I dati consentono alla Fed di continuare nel percorso di allentamento monetario e quindi nella riunione di questa settimana i tassi saranno tagliati. Sull’ampiezza del taglio non sembrano ormai esserci dubbi: i mercati scontano con probabilità attorno al 98% un taglio dello 0,25% da parte della Fed e credono fermamente in un altro taglio a dicembre.
GIAPPONE: I RIALZI ARRIVERANNO
Dato il contesto di elevata incertezza, tra esito delle elezioni giapponesi e l’attesa per quello delle elezioni americane, non ci si attendeva alcuna mossa dalla Banca centrale giapponese e alla fine così è stato. La Bank of Japan (BoJ) ha lasciato i tassi fermi allo 0,25%, ma questo livello del costo del denaro non è destinato a durare a lungo. La Banca centrale giapponese, infatti, proseguirà con il rialzo dei tassi. Questo è l'indizio che si può carpire dalle dichiarazioni dell'istituto di Tokyo, ma anche dall'andamento di alcune variabili determinanti per le pressioni inflazionistiche. La BoJ ritiene di essere sulla buona strada per raggiungere il suo obiettivo di inflazione, che significa che prevede ancora un'inflazione in rialzo o comunque stabilmente al 2% - una situazione che consente di alzare ulteriormente i tassi di interesse, ma non solo. Mantiene, inoltre, la sua visione sulla presenza di pressioni inflazionistiche all'interno del Giappone e vede negli aumenti dei salari un chiaro segnale di possibili rialzi dei prezzi in futuro. Dunque, salari in aumento, prezzi visti ancora in rialzo e lo yen debole sono tre elementi che rendono necessario proseguire con il rialzo dei tassi.
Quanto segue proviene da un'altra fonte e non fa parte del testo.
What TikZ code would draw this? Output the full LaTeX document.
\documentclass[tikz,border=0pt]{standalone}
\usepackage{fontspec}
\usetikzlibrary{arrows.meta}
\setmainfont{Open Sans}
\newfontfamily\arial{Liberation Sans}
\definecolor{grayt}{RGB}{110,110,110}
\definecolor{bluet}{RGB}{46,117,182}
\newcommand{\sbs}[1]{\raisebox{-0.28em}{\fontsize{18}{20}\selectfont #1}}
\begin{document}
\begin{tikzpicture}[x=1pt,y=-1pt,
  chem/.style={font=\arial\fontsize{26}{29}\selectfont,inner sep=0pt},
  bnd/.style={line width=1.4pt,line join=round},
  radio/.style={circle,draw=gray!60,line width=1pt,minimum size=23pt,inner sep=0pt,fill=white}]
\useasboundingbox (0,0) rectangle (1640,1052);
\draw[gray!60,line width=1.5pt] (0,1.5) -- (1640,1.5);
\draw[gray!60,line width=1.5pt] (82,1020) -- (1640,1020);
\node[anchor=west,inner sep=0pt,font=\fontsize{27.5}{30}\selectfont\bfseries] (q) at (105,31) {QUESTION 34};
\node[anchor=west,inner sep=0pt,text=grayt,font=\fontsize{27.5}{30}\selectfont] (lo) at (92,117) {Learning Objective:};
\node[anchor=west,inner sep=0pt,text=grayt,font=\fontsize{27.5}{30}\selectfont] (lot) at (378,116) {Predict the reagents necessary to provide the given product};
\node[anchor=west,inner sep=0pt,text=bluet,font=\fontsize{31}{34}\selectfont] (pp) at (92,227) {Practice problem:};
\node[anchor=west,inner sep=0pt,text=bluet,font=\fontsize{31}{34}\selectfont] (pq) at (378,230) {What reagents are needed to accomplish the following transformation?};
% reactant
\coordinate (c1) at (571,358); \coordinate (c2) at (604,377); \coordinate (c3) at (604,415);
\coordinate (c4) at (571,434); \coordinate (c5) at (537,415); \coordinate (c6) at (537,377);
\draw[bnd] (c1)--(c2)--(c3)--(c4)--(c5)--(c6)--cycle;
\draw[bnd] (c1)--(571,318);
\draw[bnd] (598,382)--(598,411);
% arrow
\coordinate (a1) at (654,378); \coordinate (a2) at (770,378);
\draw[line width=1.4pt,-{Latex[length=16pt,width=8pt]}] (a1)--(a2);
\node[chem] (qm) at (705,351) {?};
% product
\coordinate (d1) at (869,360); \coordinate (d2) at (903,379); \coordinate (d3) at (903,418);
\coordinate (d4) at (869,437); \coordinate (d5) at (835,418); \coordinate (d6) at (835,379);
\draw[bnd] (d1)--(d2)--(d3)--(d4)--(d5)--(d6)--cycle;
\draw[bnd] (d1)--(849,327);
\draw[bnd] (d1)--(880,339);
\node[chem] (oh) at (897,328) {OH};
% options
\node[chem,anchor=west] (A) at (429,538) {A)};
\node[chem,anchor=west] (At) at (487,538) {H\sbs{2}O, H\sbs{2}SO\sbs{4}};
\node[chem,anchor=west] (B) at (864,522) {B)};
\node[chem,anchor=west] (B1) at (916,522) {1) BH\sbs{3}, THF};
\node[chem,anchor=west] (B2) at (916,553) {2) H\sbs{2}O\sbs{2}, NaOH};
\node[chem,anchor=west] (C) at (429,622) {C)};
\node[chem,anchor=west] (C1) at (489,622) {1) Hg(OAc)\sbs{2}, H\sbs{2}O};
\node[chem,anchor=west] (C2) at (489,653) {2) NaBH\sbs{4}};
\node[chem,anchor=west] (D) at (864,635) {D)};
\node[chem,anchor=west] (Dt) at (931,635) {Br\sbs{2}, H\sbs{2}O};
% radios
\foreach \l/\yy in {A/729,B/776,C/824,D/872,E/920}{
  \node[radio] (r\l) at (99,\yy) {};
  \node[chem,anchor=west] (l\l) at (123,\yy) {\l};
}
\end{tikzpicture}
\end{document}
SEGNALI DI STABILIZZAZIONE IN CINA
I primi dati che riguardano l'inizio del quarto trimestre del 2024, e soprattutto i primi dati successivi al piano di stimoli varato dalla Cina, presentano dei segnali incoraggianti. Gli indici Pmi di ottobre, infatti, hanno mostrato un rialzo rispetto a settembre. Non sempre sono stati in grado di battere le attese, ma il risultato finale è stato quello di avere un'attività economica in Cina che si è espansa – sia i servizi sia la manifattura sono in crescita - e lo ha fatto a un tasso superiore a quanto realizzato a settembre. I dati di ottobre sono una buona notizia e alimentano speranze per l'andamento generale dell'ultimo trimestre per l'economia cinese, che ha bisogno di raggiungere l'obiettivo del 5% di crescita annua fissata dal Governo. Sono, inoltre, dati che arrivano il mese successivo all'entrata in vigore degli stimoli varati dalla Cina, lasciando presagire la possibilità di effetti positivi sull'economia. Si tratta comunque sempre di un singolo dato, quindi non dimostra nulla di certo: è un segnale di stabilizzazione, importante, che però dovrà essere confermato con altri dati non solo per il Pmi dei prossimi mesi, ma anche sugli altri indicatori che arriveranno dall'economia cinese per il mese di ottobre.